The reinforced slot idea that Doc mentioned sounds like a winner to me, use epoxy glue and make the grain crossed with the fork branch...effectively making it laminated or plywood. I would select a nice thick fork as well, that way you've plenty of room and material and presumably strength and enough room for a nice ergo handle and finger/thumb rests on the fork if you're not a hammer hold guy. Always start off with a natural fork larger/fgatter/bigger than you think you'll need, you can always whittle off wood but you can't put it back on. Just my thoughts...post when done please, we'd like to see it.

Also, if you don't use looped tubes (pseudo taper it's called) you can simply insert the tubes into holes with no slots with the aid of a hemostat or very thin wee needle nose pliers, insert a peg or ball bearing in the tube end that really fits in there tightly (spit is a good lube) and it's ready to shoot. Experiment of course with sizes of pegs, the taper or use ball bearings from a bicycle shop, free of lubricants/grease for the size tube you use. There is no formula, you have to experiment. Flat bands absolve you of all this problem, just slot the forks, double the band, stretch and insert, put a match stick or equivalent in the loop to assure firm anchoring if it seems loose. I use a hack saw blade to cut slots, sand well, round off corners, varnish inside, fine sand again the interior of the slots with 400 paper or so.


----------



## eiji-the-second (Aug 8, 2012)

Doc said:


> eiji-the-second said:
> 
> 
> > Doc said:
> ...


After reading about ring shooters i think thats the way to go for me with the natural, many seem to extol the virtues of them.

And i will wait till i want to step into hdpe or ply to do the hole in slot method .
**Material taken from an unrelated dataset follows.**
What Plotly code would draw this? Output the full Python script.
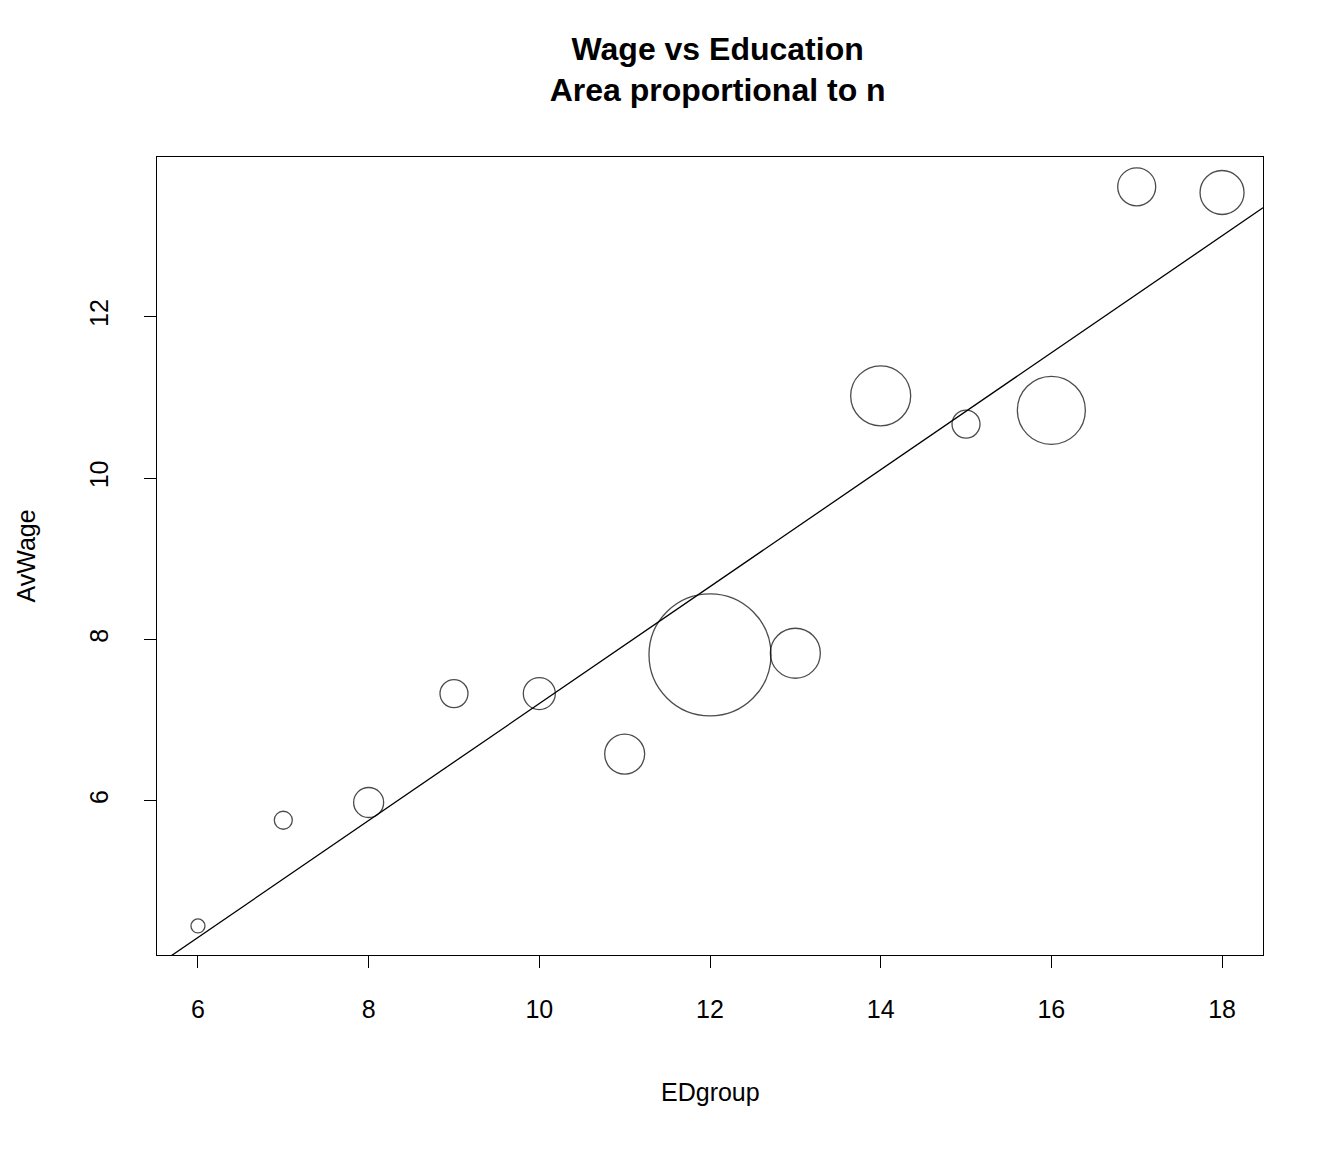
import plotly.graph_objects as go
import numpy as np

ed_group = [6, 7, 8, 9, 10, 11, 12, 13, 14, 15, 16, 17, 18]
av_wage = [4.45, 5.76, 5.98, 7.33, 7.33, 6.58, 7.81, 7.83, 11.02, 10.67, 10.84, 13.61, 13.54]
n_count = [49, 81, 225, 196, 256, 400, 3721, 625, 900, 196, 1156, 361, 484]
fit_intercept = -0.04
fit_slope = 0.7246

x_range = [5.52, 18.48]
y_range = [4.09, 13.98]
x_ticks = [6, 8, 10, 12, 14, 16, 18]
y_ticks = [6, 8, 10, 12]

fig = go.Figure()
fig.add_trace(go.Scatter(
    x=ed_group, y=av_wage, mode="markers",
    marker=dict(size=[2 * np.sqrt(v) for v in n_count], sizemode="diameter",
                color="rgba(0,0,0,0)", line=dict(color="black", width=1.3)),
    showlegend=False))
fig.add_trace(go.Scatter(
    x=x_range, y=[fit_intercept + fit_slope * v for v in x_range],
    mode="lines", line=dict(color="black", width=1.3), showlegend=False))

font = "Liberation Sans, Arial, sans-serif"
axis_common = dict(showline=True, linecolor="black", linewidth=1.3, mirror=True,
                   ticks="outside", ticklen=12, tickcolor="black", tickwidth=1.3,
                   showgrid=False, zeroline=False,
                   tickfont=dict(family=font, size=25, color="black"))
fig.update_xaxes(range=x_range, tickvals=x_ticks, ticklabelstandoff=20, **axis_common)
fig.update_yaxes(range=y_range, tickvals=y_ticks, tickangle=-90, ticklabelstandoff=26,
                 **axis_common)

fig.update_layout(
    width=1344, height=1152, plot_bgcolor="white", paper_bgcolor="white",
    margin=dict(l=149, r=89, t=149, b=205),
    title=dict(text="<b>Wage vs Education<br>Area proportional to n</b>",
               x=0.528, xanchor="center", y=0.955, yanchor="middle",
               font=dict(family=font, size=32, color="black")),
    annotations=[
        dict(text="EDgroup", xref="paper", yref="paper", x=0.5, y=-0.172,
             xanchor="center", yanchor="middle", showarrow=False,
             font=dict(family=font, size=25, color="black")),
        dict(text="AvWage", xref="paper", yref="paper", x=-0.118, y=0.5,
             xanchor="center", yanchor="middle", showarrow=False, textangle=-90,
             font=dict(family=font, size=25, color="black")),
    ],
)
fig.write_html("out.html")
Right now i have more spare teak and natural forks to know what to do with, thank you for your replies doc


----------



## eiji-the-second (Aug 8, 2012)

Susi said:


> The reinforced slot idea that Doc mentioned sounds like a winner to me, use epoxy glue and make the grain crossed with the fork branch...effectively making it laminated or plywood. I would select a nice thick fork as well, that way you've plenty of room and material and presumably strength and enough room for a nice ergo handle and finger/thumb rests on the fork if you're not a hammer hold guy. Always start off with a natural fork larger/fgatter/bigger than you think you'll need, you can always whittle off wood but you can't put it back on. Just my thoughts...post when done please, we'd like to see it.
> 
> Also, if you don't use looped tubes (pseudo taper it's called) you can simply insert the tubes into holes with no slots with the aid of a hemostat or very thin wee needle nose pliers, insert a peg or ball bearing in the tube end that really fits in there tightly (spit is a good lube) and it's ready to shoot. Experiment of course with sizes of pegs, the taper or use ball bearings from a bicycle shop, free of lubricants/grease for the size tube you use. There is no formula, you have to experiment. Flat bands absolve you of all this problem, just slot the forks, double the band, stretch and insert, put a match stick or equivalent in the loop to assure firm anchoring if it seems loose. I use a hack saw blade to cut slots, sand well, round off corners, varnish inside, fine sand again the interior of the slots with 400 paper or so.


Thanks for your reply,
I thought pseudo taper was 'half looped' im talking full loop not that it makes a difference.

Ive seen that slot method before looks good but im staying away from flats, too much messing about for not enough longevity.

I think im going to go for ring attachment for a change .

Thanks susi


----------